## GIVEN MATERIAL

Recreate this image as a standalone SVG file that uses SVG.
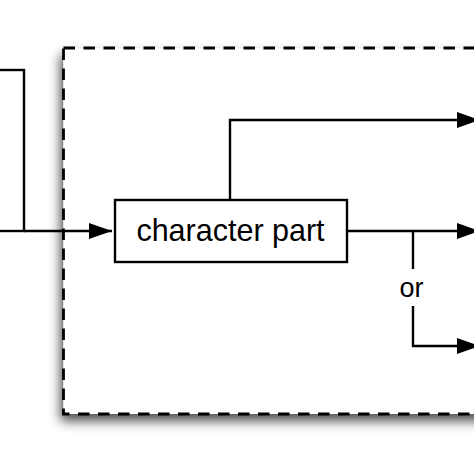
<svg xmlns="http://www.w3.org/2000/svg" width="474" height="474" viewBox="0 0 474 474">
  <style>
    .box { fill: #fff; stroke: #000; stroke-width: 2.4; }
    .line { fill: none; stroke: #000; stroke-width: 2.4; }
    .label { font-family: "Liberation Sans", Arial, sans-serif; fill: #000; }
  </style>
  <defs>
    <filter id="shadow" x="-20%" y="-20%" width="140%" height="140%">
      <feDropShadow dx="-3" dy="7" stdDeviation="6" flood-color="#000" flood-opacity="0.7"/>
    </filter>
    <marker id="arrow" markerUnits="userSpaceOnUse" markerWidth="24" markerHeight="18" refX="23" refY="8" orient="auto">
      <path d="M0,0 L23,8 L0,16 Z" fill="#000"/>
    </marker>
  </defs>
  <rect width="474" height="474" fill="#fff"/>

  <g id="container">
    <rect x="63.5" y="48" width="440" height="366" fill="#fff" filter="url(#shadow)"/>
    <rect x="63.5" y="48" width="440" height="366" fill="none" stroke="#000" stroke-width="2.8" stroke-dasharray="11.5 8.5"/>
  </g>

  <g id="input-node">
    <rect class="box" x="-10" y="70" width="34" height="161"/>
  </g>

  <g id="character-part">
    <rect class="box" x="115" y="200" width="232" height="62"/>
    <text class="label" x="230.5" y="241" font-size="30.5" text-anchor="middle">character part</text>
  </g>

  <g id="connectors">
    <path class="line" d="M24,231 H112" marker-end="url(#arrow)"/>
    <path class="line" d="M230,200 V120 H480" marker-end="url(#arrow)"/>
    <path class="line" d="M347,231 H480" marker-end="url(#arrow)"/>
    <path class="line" d="M413,231 V269"/>
    <path class="line" d="M413,306 V346 H480" marker-end="url(#arrow)"/>
    <text class="label" x="411.5" y="297" font-size="27" text-anchor="middle">or</text>
  </g>
</svg>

## EXERCISE INSTRUCTIONS
Keep the pictures out of the copy and return the rest of the data above exactly.

## RESULT
Recreate this image as a standalone SVG file that uses SVG.
<svg xmlns="http://www.w3.org/2000/svg" width="474" height="474" viewBox="0 0 474 474">
  <style>
    .box { fill: #fff; stroke: #000; stroke-width: 2.4; }
    .line { fill: none; stroke: #000; stroke-width: 2.4; }
    .label { font-family: "Liberation Sans", Arial, sans-serif; fill: #000; }
  </style>
  <defs>
    <filter id="shadow" x="-20%" y="-20%" width="140%" height="140%">
      <feDropShadow dx="-3" dy="7" stdDeviation="6" flood-color="#000" flood-opacity="0.7"/>
    </filter>
    <marker id="arrow" markerUnits="userSpaceOnUse" markerWidth="24" markerHeight="18" refX="23" refY="8" orient="auto">
      <path d="M0,0 L23,8 L0,16 Z" fill="#000"/>
    </marker>
  </defs>
  <rect width="474" height="474" fill="#fff"/>

  <g id="container">
    <rect x="63.5" y="48" width="440" height="366" fill="#fff" filter="url(#shadow)"/>
    <rect x="63.5" y="48" width="440" height="366" fill="none" stroke="#000" stroke-width="2.8" stroke-dasharray="11.5 8.5"/>
  </g>

  <g id="input-node">
    <rect class="box" x="-10" y="70" width="34" height="161"/>
  </g>

  <g id="character-part">
    <rect class="box" x="115" y="200" width="232" height="62"/>
    <text class="label" x="230.5" y="241" font-size="30.5" text-anchor="middle">character part</text>
  </g>

  <g id="connectors">
    <path class="line" d="M24,231 H112" marker-end="url(#arrow)"/>
    <path class="line" d="M230,200 V120 H480" marker-end="url(#arrow)"/>
    <path class="line" d="M347,231 H480" marker-end="url(#arrow)"/>
    <path class="line" d="M413,231 V269"/>
    <path class="line" d="M413,306 V346 H480" marker-end="url(#arrow)"/>
    <text class="label" x="411.5" y="297" font-size="27" text-anchor="middle">or</text>
  </g>
</svg>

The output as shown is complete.